Question

The inverse of a skew symmetric matrix of odd order is (A) a symmetric matrix (B) a skew symmetric matrix (C) diagonal matrix (D) does not exist

Answer

**step1 Define a Skew-Symmetric Matrix**

A matrix $$A$$ is defined as skew-symmetric if its transpose is equal to its negative. This fundamental property is key to understanding its characteristics.

$$A^T = -A$$

**step2 Apply Determinant Properties to Skew-Symmetric Matrices**

The determinant of a matrix's transpose is equal to the determinant of the original matrix. Also, for a scalar multiplied by a matrix, the determinant scales by the scalar raised to the power of the matrix's order.

$$det(A^T) = det(A)$$

$$det(-A) = (-1)^n det(A)$$

Combining these properties with the definition of a skew-symmetric matrix, we get:

$$det(A) = det(A^T) = det(-A)$$

**step3 Consider the Case of an Odd Order Matrix**

Given that the matrix $$A$$ is of odd order, let $$n$$ be an odd integer. Substituting this into the equation derived in the previous step:

$$det(A) = (-1)^n det(A)$$

Since $$n$$ is an odd number, $$(-1)^n$$ will always be -1.
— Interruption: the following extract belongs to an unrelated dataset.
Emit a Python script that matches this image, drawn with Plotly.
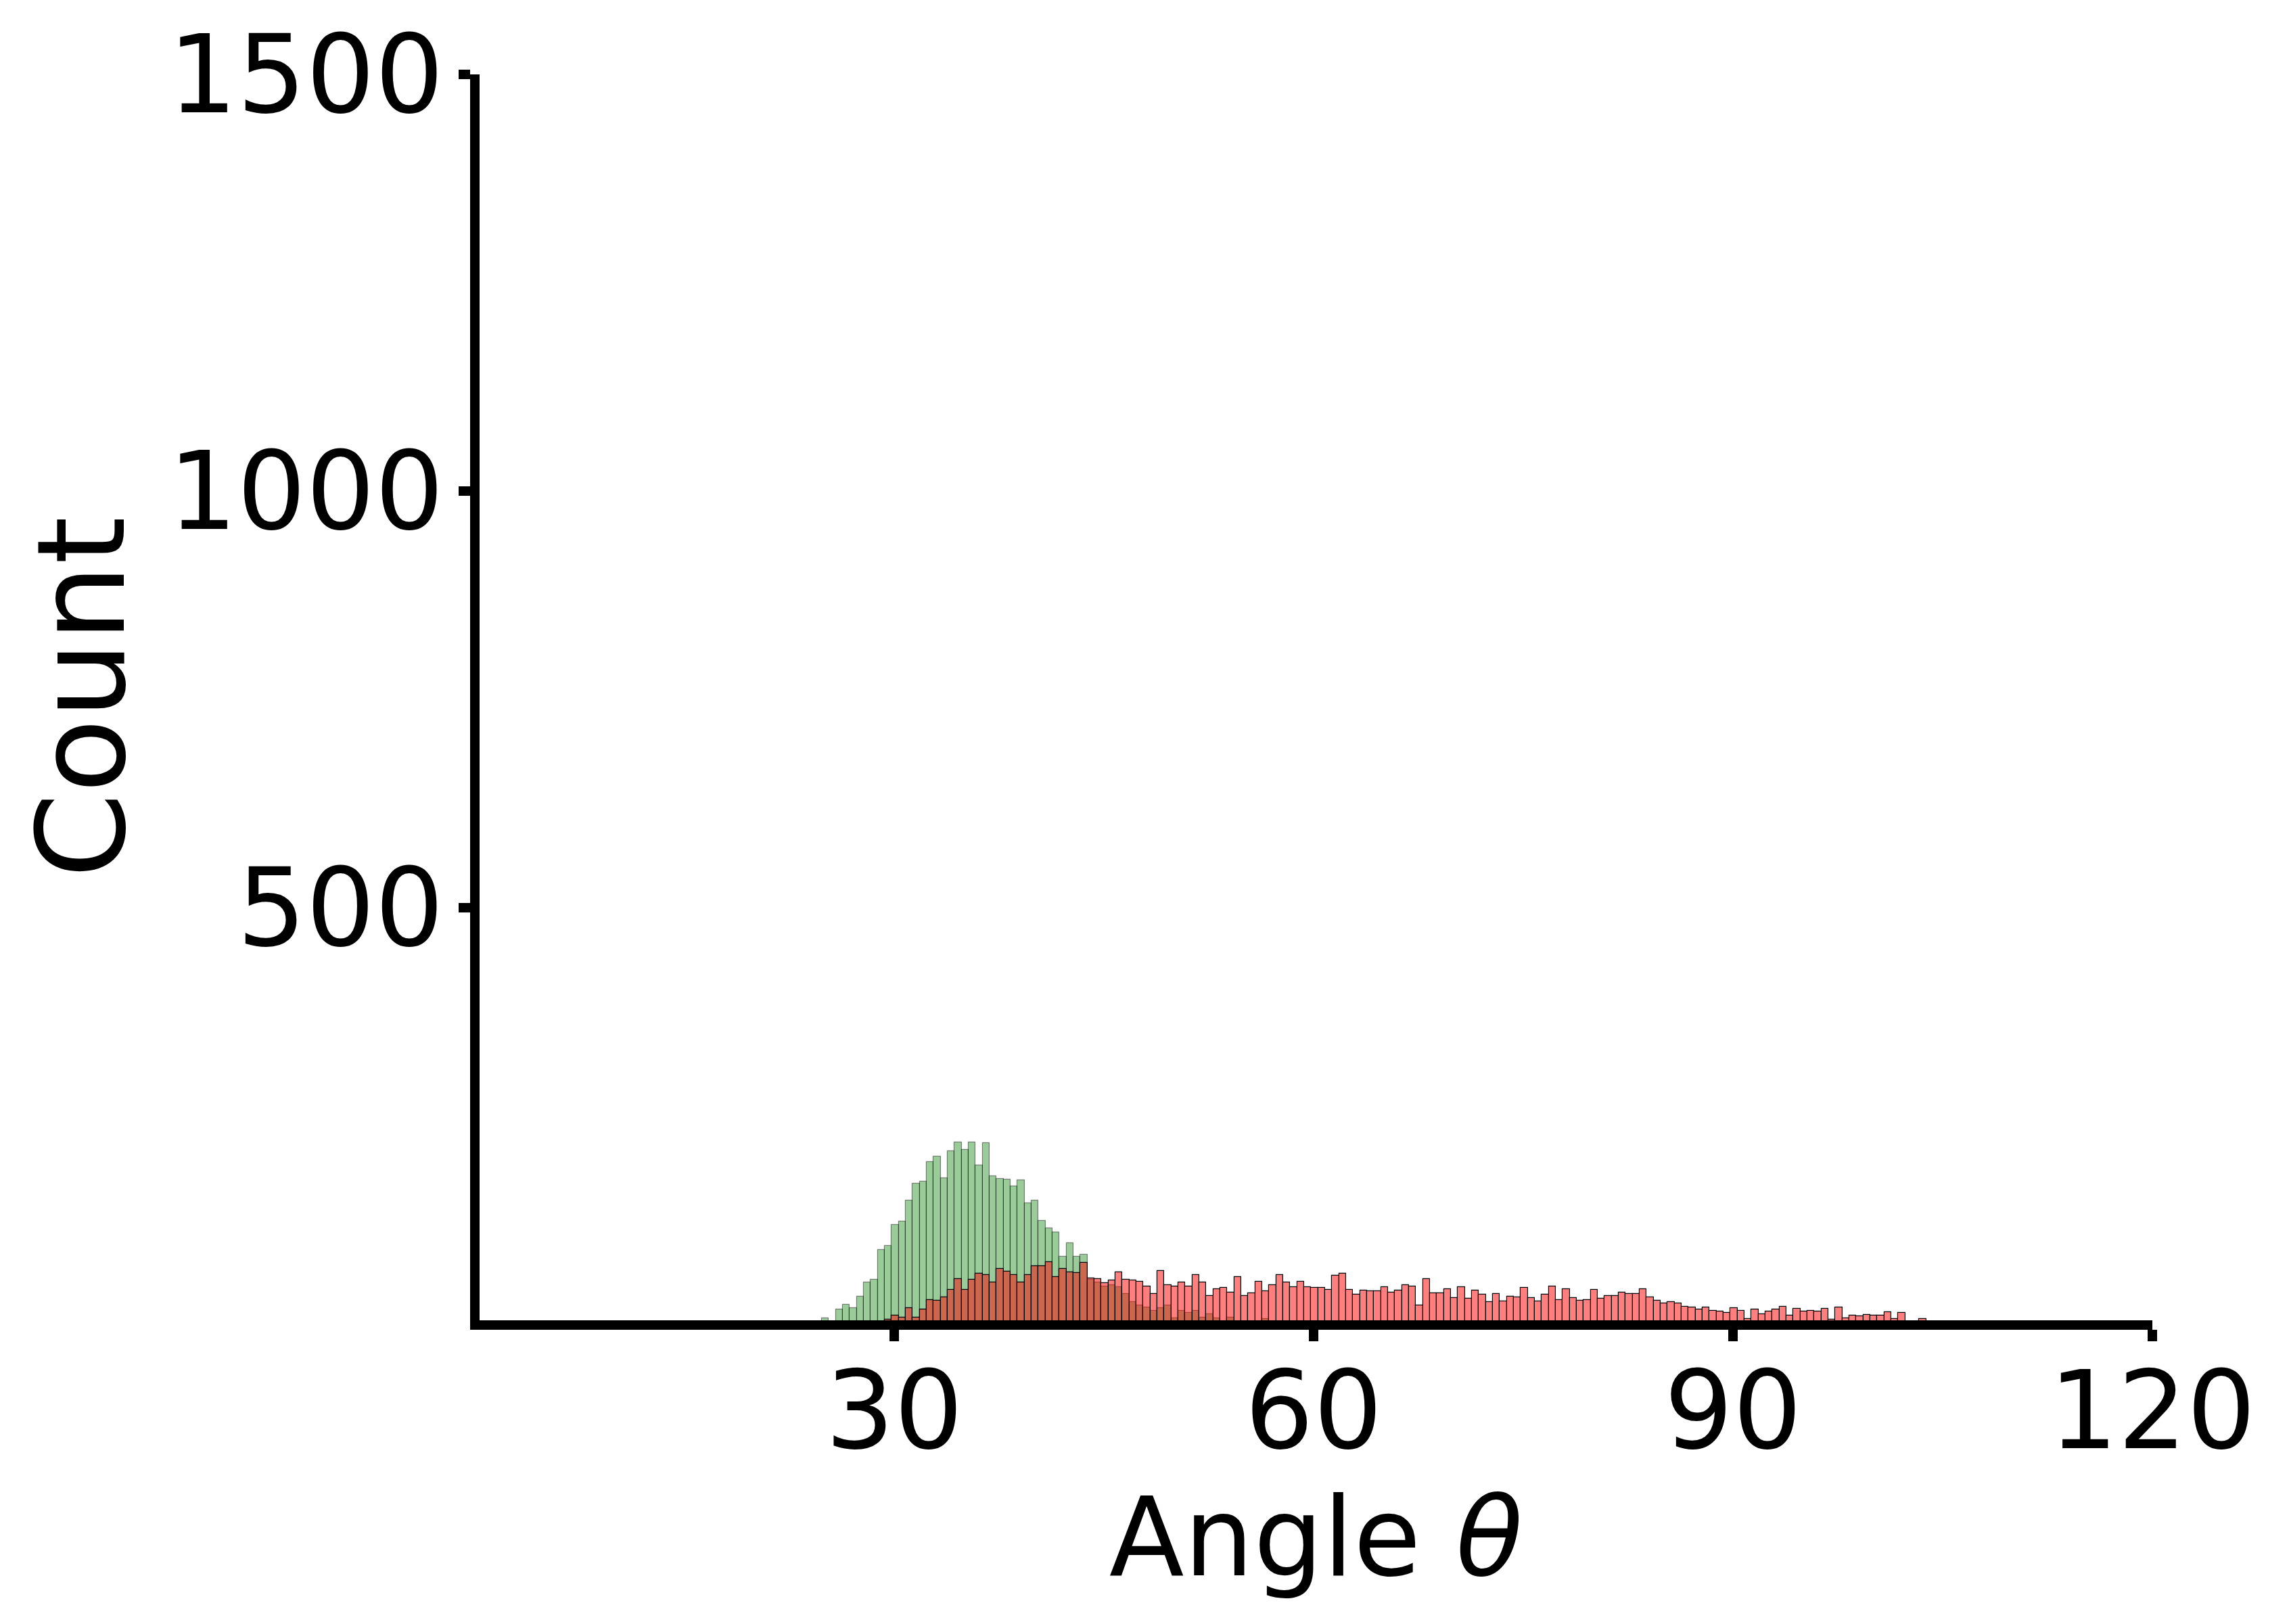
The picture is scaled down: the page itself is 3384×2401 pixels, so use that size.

$$det(A) = -1 \times det(A)$$

**step4 Calculate the Determinant**

From the equation obtained in the previous step, we can rearrange it to solve for the determinant of $$A$$.

$$det(A) + det(A) = 0$$

$$2 \times det(A) = 0$$

$$det(A) = 0$$

This shows that the determinant of any skew-symmetric matrix of odd order is always zero.

**step5 Determine if the Inverse Exists**

A matrix has an inverse if and only if its determinant is non-zero. Since we have found that the determinant of a skew-symmetric matrix of odd order is 0, its inverse cannot exist.